----- Listed entries -----

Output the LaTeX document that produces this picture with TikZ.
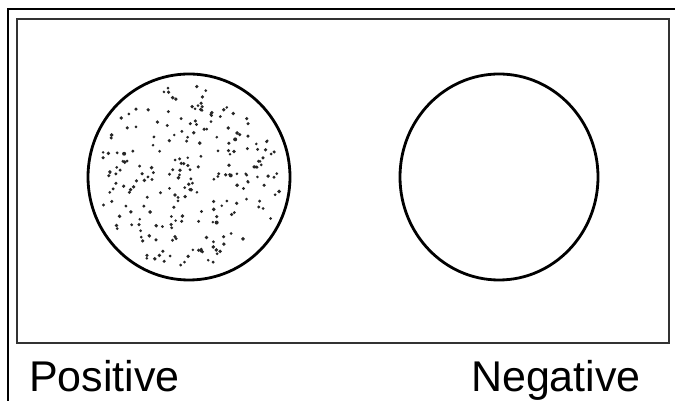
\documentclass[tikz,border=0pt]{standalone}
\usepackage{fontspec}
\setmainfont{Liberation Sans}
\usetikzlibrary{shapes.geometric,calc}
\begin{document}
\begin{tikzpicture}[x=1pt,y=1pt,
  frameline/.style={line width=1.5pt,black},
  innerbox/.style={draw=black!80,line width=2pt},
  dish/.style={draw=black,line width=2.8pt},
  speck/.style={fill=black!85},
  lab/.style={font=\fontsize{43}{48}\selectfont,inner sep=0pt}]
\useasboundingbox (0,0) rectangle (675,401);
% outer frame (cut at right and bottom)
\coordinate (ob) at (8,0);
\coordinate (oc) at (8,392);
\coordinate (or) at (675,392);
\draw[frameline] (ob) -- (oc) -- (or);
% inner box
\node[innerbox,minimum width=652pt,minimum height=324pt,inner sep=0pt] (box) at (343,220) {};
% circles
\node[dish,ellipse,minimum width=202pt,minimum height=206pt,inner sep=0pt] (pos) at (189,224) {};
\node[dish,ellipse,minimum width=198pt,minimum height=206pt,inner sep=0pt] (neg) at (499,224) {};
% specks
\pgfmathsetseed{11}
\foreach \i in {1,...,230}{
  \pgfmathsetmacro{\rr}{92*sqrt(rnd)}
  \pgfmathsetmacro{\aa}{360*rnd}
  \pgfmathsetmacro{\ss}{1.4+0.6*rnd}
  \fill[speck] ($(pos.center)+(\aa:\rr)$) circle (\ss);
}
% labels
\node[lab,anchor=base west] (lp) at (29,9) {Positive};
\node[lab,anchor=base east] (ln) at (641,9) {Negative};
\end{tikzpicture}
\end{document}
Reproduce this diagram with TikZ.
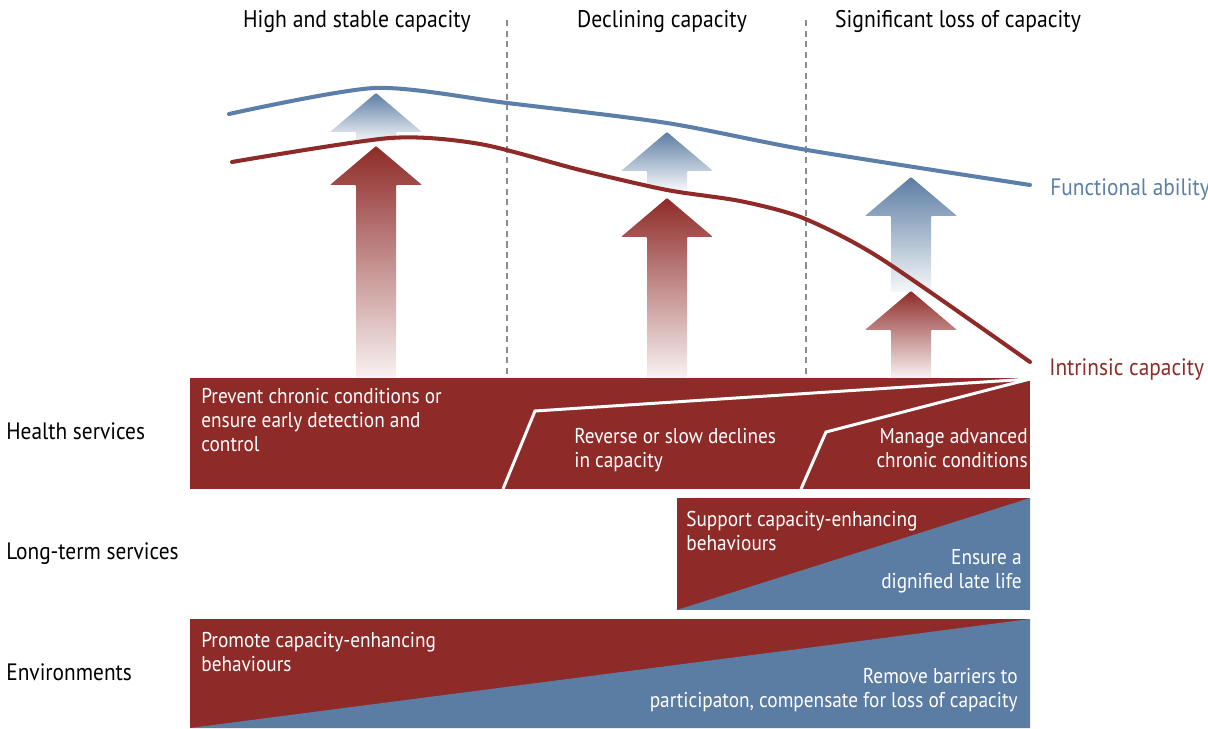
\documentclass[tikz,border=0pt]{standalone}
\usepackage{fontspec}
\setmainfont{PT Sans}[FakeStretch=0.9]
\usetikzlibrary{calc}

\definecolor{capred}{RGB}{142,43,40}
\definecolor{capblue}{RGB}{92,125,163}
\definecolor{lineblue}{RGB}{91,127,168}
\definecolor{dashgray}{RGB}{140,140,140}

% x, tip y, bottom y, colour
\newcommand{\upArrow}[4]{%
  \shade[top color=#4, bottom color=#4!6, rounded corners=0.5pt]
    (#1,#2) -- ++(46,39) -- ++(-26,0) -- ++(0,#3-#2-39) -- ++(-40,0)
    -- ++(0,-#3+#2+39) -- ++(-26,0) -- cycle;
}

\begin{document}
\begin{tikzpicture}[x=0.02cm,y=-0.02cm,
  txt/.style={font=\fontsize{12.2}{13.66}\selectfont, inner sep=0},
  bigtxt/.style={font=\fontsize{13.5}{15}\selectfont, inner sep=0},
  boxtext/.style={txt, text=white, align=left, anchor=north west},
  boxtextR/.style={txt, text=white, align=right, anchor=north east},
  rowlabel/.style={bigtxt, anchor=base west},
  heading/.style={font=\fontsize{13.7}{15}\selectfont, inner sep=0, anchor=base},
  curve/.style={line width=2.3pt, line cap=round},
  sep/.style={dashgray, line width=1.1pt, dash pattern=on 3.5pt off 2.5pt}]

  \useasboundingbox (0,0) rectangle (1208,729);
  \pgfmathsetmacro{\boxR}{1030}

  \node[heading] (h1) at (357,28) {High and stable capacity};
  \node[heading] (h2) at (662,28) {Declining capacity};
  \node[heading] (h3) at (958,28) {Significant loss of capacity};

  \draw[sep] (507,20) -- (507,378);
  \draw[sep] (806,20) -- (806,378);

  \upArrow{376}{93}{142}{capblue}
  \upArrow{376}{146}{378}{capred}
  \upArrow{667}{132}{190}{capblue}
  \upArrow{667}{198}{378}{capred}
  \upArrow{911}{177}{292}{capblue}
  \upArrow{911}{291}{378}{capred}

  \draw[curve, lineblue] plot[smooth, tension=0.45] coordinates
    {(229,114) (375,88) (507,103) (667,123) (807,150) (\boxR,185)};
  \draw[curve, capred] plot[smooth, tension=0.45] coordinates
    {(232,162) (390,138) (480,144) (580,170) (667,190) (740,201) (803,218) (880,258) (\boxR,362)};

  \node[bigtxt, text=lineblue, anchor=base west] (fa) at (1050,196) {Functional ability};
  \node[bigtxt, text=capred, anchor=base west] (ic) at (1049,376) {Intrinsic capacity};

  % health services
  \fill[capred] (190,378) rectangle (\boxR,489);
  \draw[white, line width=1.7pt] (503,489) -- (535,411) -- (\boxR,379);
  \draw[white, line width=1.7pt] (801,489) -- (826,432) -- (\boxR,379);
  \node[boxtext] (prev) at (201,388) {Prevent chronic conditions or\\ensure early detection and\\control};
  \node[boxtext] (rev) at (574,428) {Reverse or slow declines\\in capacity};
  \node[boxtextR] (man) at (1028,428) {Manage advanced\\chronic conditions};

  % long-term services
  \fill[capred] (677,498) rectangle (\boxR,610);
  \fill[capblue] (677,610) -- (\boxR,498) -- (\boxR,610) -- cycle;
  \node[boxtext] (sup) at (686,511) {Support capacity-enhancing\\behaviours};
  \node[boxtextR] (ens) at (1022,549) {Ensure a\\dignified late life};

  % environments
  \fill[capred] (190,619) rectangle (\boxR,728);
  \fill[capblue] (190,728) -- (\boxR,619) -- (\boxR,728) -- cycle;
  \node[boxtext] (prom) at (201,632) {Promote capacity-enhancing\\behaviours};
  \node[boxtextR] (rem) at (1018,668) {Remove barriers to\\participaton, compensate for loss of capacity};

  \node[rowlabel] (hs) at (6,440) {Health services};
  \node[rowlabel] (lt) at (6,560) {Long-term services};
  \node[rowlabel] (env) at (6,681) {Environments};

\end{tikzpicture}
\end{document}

-----
----- Listed entries -----

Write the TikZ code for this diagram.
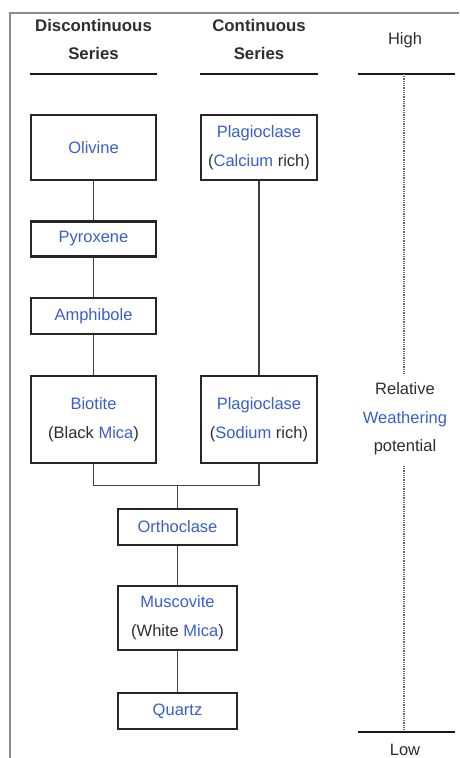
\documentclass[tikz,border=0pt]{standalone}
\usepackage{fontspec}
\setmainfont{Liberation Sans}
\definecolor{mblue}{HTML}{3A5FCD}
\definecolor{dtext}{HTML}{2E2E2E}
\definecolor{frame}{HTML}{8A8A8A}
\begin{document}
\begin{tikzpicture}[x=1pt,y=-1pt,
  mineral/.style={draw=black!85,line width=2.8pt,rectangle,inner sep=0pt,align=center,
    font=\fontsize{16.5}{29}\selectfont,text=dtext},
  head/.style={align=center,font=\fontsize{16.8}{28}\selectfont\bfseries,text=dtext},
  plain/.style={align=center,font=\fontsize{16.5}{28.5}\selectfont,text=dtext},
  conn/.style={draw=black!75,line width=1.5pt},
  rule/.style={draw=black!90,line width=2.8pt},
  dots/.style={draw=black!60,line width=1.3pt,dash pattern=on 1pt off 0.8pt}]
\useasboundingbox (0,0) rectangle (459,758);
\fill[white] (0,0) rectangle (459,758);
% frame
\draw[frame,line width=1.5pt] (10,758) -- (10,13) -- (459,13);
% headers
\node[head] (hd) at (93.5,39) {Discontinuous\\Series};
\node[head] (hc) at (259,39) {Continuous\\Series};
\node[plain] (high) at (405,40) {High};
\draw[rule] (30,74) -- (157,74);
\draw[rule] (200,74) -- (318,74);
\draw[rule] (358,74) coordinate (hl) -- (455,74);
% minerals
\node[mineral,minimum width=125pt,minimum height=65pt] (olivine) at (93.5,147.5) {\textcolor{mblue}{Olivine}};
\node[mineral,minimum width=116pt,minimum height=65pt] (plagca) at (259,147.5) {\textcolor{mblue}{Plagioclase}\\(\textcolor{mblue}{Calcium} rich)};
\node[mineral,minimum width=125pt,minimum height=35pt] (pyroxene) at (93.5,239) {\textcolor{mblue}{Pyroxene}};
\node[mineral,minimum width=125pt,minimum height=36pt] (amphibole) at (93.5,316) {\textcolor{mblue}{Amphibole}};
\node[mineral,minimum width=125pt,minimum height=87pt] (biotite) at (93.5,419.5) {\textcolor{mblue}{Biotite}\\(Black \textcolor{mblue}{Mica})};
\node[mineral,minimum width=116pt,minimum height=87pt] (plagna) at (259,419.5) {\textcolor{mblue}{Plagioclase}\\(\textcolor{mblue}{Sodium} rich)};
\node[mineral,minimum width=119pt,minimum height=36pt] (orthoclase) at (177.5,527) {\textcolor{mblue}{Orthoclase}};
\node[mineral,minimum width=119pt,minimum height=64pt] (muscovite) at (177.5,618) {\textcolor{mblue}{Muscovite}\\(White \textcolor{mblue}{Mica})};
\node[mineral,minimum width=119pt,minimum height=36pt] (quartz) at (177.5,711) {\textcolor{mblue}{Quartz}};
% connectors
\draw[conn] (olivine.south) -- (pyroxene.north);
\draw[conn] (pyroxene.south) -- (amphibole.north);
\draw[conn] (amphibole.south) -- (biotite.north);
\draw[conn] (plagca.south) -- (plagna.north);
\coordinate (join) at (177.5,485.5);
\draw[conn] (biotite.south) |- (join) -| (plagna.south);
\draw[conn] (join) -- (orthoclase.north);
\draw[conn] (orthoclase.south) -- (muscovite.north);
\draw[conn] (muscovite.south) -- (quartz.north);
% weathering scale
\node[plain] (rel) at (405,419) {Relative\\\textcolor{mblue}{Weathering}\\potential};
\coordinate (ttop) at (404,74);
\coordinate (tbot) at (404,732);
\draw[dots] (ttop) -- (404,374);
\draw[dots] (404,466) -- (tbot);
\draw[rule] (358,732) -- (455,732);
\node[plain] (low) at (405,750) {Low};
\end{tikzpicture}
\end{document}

-----
----- Listed entries -----

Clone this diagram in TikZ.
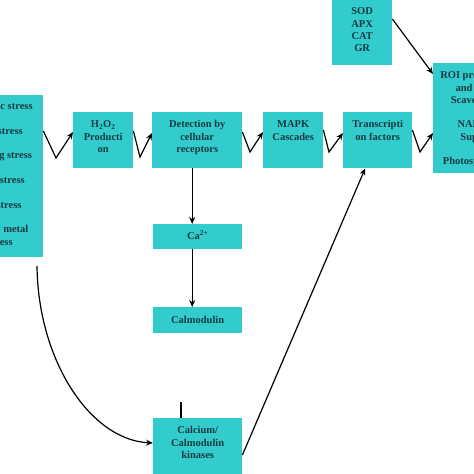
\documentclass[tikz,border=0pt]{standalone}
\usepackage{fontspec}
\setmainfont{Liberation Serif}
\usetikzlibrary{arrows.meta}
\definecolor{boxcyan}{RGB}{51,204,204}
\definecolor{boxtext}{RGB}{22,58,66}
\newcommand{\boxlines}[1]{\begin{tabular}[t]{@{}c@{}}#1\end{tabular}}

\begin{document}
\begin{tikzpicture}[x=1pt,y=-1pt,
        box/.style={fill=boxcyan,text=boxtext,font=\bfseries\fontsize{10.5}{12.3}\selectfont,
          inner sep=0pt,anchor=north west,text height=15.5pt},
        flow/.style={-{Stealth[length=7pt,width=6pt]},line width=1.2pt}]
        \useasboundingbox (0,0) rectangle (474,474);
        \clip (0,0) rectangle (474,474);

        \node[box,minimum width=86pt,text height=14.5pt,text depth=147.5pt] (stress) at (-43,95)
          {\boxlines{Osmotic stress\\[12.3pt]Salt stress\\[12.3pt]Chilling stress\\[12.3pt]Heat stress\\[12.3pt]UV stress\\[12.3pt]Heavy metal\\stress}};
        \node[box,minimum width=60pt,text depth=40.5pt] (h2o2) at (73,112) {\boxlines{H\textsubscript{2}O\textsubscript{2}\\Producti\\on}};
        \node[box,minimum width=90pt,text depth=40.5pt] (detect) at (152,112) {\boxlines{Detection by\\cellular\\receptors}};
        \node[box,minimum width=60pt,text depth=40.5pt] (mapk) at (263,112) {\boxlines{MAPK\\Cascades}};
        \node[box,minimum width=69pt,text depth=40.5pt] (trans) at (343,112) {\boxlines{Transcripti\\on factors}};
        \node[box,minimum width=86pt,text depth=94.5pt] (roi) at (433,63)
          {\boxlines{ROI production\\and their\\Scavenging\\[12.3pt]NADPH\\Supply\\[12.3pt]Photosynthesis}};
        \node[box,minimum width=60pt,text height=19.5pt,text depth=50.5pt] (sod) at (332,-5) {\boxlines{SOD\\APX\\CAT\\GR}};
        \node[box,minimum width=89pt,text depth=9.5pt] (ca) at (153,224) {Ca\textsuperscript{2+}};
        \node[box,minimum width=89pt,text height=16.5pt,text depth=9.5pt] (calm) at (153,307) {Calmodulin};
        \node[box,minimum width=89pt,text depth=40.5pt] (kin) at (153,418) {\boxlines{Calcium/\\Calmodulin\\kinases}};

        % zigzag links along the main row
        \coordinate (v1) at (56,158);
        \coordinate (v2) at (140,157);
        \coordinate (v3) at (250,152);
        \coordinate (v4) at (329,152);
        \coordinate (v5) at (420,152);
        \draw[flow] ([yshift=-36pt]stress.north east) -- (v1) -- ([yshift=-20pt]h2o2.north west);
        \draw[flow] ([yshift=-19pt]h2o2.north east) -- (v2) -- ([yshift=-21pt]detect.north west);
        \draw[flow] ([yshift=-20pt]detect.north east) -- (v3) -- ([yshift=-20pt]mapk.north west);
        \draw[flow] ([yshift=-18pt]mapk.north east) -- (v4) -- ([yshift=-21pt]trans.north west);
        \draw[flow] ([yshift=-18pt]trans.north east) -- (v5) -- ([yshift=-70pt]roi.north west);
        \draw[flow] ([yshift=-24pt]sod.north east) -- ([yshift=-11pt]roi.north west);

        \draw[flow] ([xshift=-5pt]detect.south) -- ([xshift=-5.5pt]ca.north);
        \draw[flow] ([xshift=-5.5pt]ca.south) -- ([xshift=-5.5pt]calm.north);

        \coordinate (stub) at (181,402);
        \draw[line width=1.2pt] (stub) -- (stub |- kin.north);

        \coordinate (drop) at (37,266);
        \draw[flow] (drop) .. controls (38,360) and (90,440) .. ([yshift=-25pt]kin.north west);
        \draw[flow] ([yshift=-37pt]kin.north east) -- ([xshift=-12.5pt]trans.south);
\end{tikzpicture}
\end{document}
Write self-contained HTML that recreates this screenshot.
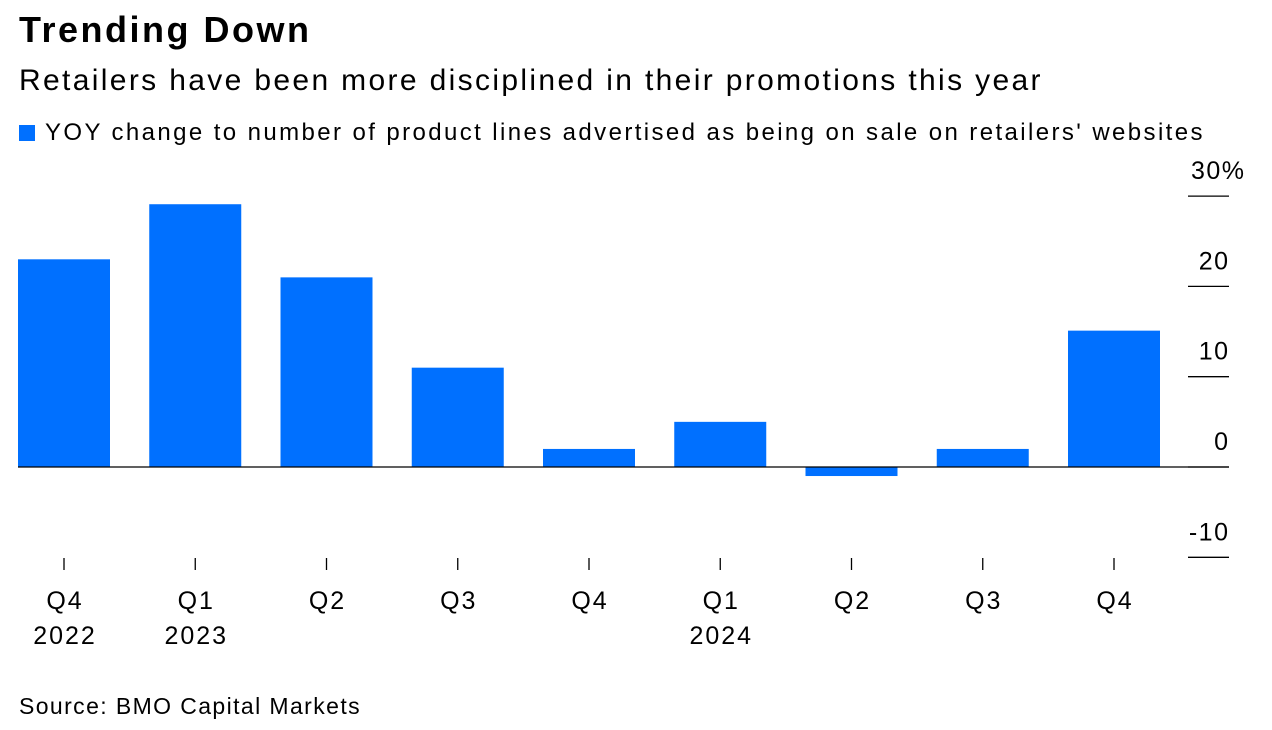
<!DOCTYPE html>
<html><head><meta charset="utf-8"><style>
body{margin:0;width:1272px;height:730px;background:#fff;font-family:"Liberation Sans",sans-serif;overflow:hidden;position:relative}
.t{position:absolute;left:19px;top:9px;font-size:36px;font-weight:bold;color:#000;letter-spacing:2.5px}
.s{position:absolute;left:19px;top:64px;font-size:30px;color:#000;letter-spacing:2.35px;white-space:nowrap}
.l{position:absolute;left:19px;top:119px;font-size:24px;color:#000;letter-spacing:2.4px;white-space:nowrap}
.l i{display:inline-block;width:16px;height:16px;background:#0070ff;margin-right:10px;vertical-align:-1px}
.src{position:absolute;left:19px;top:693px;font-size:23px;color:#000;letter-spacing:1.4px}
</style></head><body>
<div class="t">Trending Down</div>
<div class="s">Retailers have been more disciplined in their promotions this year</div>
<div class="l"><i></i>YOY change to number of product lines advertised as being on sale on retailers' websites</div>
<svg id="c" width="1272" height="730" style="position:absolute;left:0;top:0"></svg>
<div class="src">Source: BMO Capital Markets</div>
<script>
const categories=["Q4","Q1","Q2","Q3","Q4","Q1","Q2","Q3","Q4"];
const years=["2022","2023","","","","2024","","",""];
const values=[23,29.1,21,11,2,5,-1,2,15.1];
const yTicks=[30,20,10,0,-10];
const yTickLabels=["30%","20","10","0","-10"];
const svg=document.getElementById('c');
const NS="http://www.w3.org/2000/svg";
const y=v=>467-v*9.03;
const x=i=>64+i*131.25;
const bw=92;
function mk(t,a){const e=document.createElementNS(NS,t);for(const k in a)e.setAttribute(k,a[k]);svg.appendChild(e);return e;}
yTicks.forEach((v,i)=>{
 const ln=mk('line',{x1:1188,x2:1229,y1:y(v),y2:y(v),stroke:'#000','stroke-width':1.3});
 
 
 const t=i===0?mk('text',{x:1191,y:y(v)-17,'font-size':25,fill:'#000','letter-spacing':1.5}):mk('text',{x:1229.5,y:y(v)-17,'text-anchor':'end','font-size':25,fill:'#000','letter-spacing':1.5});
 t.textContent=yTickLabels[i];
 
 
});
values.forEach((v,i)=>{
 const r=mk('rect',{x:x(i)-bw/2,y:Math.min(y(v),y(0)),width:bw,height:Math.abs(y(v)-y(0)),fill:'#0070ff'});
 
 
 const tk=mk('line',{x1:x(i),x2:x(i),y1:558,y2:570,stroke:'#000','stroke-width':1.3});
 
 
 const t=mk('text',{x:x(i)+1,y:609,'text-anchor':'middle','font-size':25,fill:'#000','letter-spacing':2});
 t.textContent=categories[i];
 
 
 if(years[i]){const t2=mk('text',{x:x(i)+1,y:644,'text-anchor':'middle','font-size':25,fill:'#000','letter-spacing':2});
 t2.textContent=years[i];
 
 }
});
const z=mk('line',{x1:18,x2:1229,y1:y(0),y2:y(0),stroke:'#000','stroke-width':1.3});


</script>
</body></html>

-----

Exercise goal:
Check each line of the entries above for the word "Write". List the ones that have it.

The result:
Write the TikZ code for this diagram.
Write self-contained HTML that recreates this screenshot.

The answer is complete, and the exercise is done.